* [RECORD SET]:
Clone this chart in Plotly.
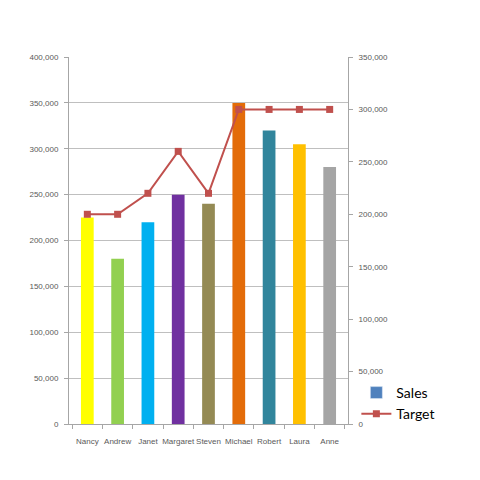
import plotly.graph_objects as go

# Data
names = ["Nancy", "Andrew", "Janet", "Margaret", "Steven", "Michael", "Robert", "Laura", "Anne"]
sales = [225000, 180000, 220000, 250000, 240000, 350000, 320000, 305000, 280000]
target = [200000, 200000, 220000, 260000, 220000, 300000, 300000, 300000, 300000]
bar_colors = ["#FFFF00", "#92D050", "#00B0F0", "#7030A0", "#948A54",
              "#E36C09", "#31859C", "#FFC000", "#A5A5A5"]

axis_font = dict(family="Liberation Sans", size=8, color="#595959")

fig = go.Figure()

# Sales bars (left axis)
fig.add_trace(go.Bar(x=names, y=sales, marker=dict(color=bar_colors, line=dict(width=0)),
                     width=0.42, showlegend=False, name="Sales"))
# legend entry for Sales (blue swatch as in the original)
fig.add_trace(go.Bar(x=[None], y=[None], name="Sales", marker=dict(color="#4F81BD")))

# Target line (right axis)
fig.add_trace(go.Scatter(x=names, y=target, mode="lines+markers", name="Target", yaxis="y2",
                         line=dict(color="#C0504D", width=2),
                         marker=dict(symbol="square", size=7, color="#C0504D")))

fig.update_layout(
    width=480, height=480,
    margin=dict(l=61, r=140, t=49, b=64),
    paper_bgcolor="white", plot_bgcolor="white",
    barmode="overlay",
    xaxis=dict(tickfont=axis_font, tickangle=0, automargin=False, ticklabelstandoff=9,
               showline=True, linecolor="#A6A6A6", linewidth=1,
               ticks="outside", ticklen=4, tickcolor="#A6A6A6", tickson="boundaries",
               showgrid=False),
    yaxis=dict(range=[0, 400000], dtick=50000, tickformat=",d", tickfont=axis_font,
               automargin=False, ticklabelstandoff=4,
               showgrid=True, gridcolor="#BFBFBF", gridwidth=1, showline=True,
               linecolor="#A6A6A6", ticks="outside", ticklen=4, tickcolor="#A6A6A6",
               zeroline=False),
    yaxis2=dict(range=[0, 350000], dtick=50000, tickformat=",d", tickfont=axis_font,
                automargin=False, ticklabelstandoff=4,
                overlaying="y", side="right", showgrid=False, showline=True,
                linecolor="#A6A6A6", ticks="outside", ticklen=4, tickcolor="#A6A6A6",
                zeroline=False),
    legend=dict(x=1.03, y=0.128, xanchor="left", yanchor="top",
                font=dict(family="Lato", size=14, color="black"),
                tracegroupgap=0, itemwidth=30, bgcolor="rgba(0,0,0,0)"),
)

fig.write_html("out.html")
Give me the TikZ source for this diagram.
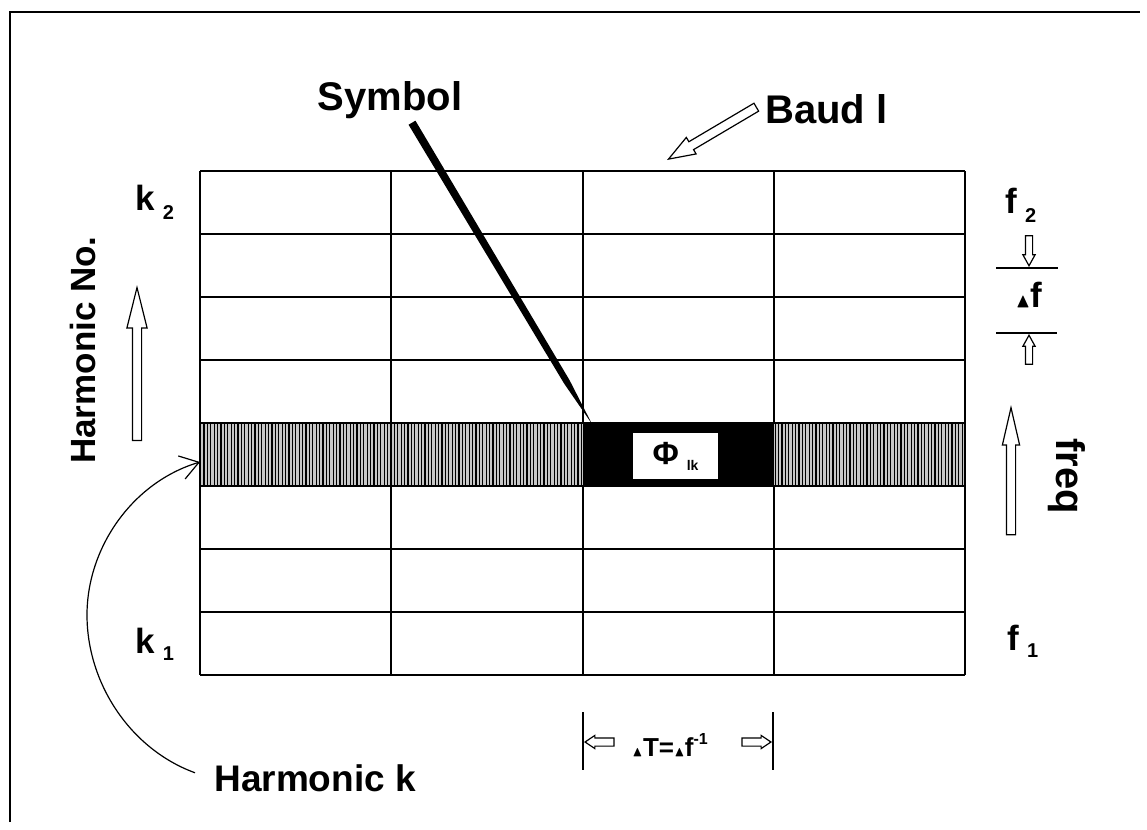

* [INSTRUCTIONS FOR THE TASK]: Copy every line of the data exactly as written, excluding the pictures.

* [THE COMPLETED TASK]:
Clone this chart in Plotly.
import plotly.graph_objects as go

# Data
names = ["Nancy", "Andrew", "Janet", "Margaret", "Steven", "Michael", "Robert", "Laura", "Anne"]
sales = [225000, 180000, 220000, 250000, 240000, 350000, 320000, 305000, 280000]
target = [200000, 200000, 220000, 260000, 220000, 300000, 300000, 300000, 300000]
bar_colors = ["#FFFF00", "#92D050", "#00B0F0", "#7030A0", "#948A54",
              "#E36C09", "#31859C", "#FFC000", "#A5A5A5"]

axis_font = dict(family="Liberation Sans", size=8, color="#595959")

fig = go.Figure()

# Sales bars (left axis)
fig.add_trace(go.Bar(x=names, y=sales, marker=dict(color=bar_colors, line=dict(width=0)),
                     width=0.42, showlegend=False, name="Sales"))
# legend entry for Sales (blue swatch as in the original)
fig.add_trace(go.Bar(x=[None], y=[None], name="Sales", marker=dict(color="#4F81BD")))

# Target line (right axis)
fig.add_trace(go.Scatter(x=names, y=target, mode="lines+markers", name="Target", yaxis="y2",
                         line=dict(color="#C0504D", width=2),
                         marker=dict(symbol="square", size=7, color="#C0504D")))

fig.update_layout(
    width=480, height=480,
    margin=dict(l=61, r=140, t=49, b=64),
    paper_bgcolor="white", plot_bgcolor="white",
    barmode="overlay",
    xaxis=dict(tickfont=axis_font, tickangle=0, automargin=False, ticklabelstandoff=9,
               showline=True, linecolor="#A6A6A6", linewidth=1,
               ticks="outside", ticklen=4, tickcolor="#A6A6A6", tickson="boundaries",
               showgrid=False),
    yaxis=dict(range=[0, 400000], dtick=50000, tickformat=",d", tickfont=axis_font,
               automargin=False, ticklabelstandoff=4,
               showgrid=True, gridcolor="#BFBFBF", gridwidth=1, showline=True,
               linecolor="#A6A6A6", ticks="outside", ticklen=4, tickcolor="#A6A6A6",
               zeroline=False),
    yaxis2=dict(range=[0, 350000], dtick=50000, tickformat=",d", tickfont=axis_font,
                automargin=False, ticklabelstandoff=4,
                overlaying="y", side="right", showgrid=False, showline=True,
                linecolor="#A6A6A6", ticks="outside", ticklen=4, tickcolor="#A6A6A6",
                zeroline=False),
    legend=dict(x=1.03, y=0.128, xanchor="left", yanchor="top",
                font=dict(family="Lato", size=14, color="black"),
                tracegroupgap=0, itemwidth=30, bgcolor="rgba(0,0,0,0)"),
)

fig.write_html("out.html")
Give me the TikZ source for this diagram.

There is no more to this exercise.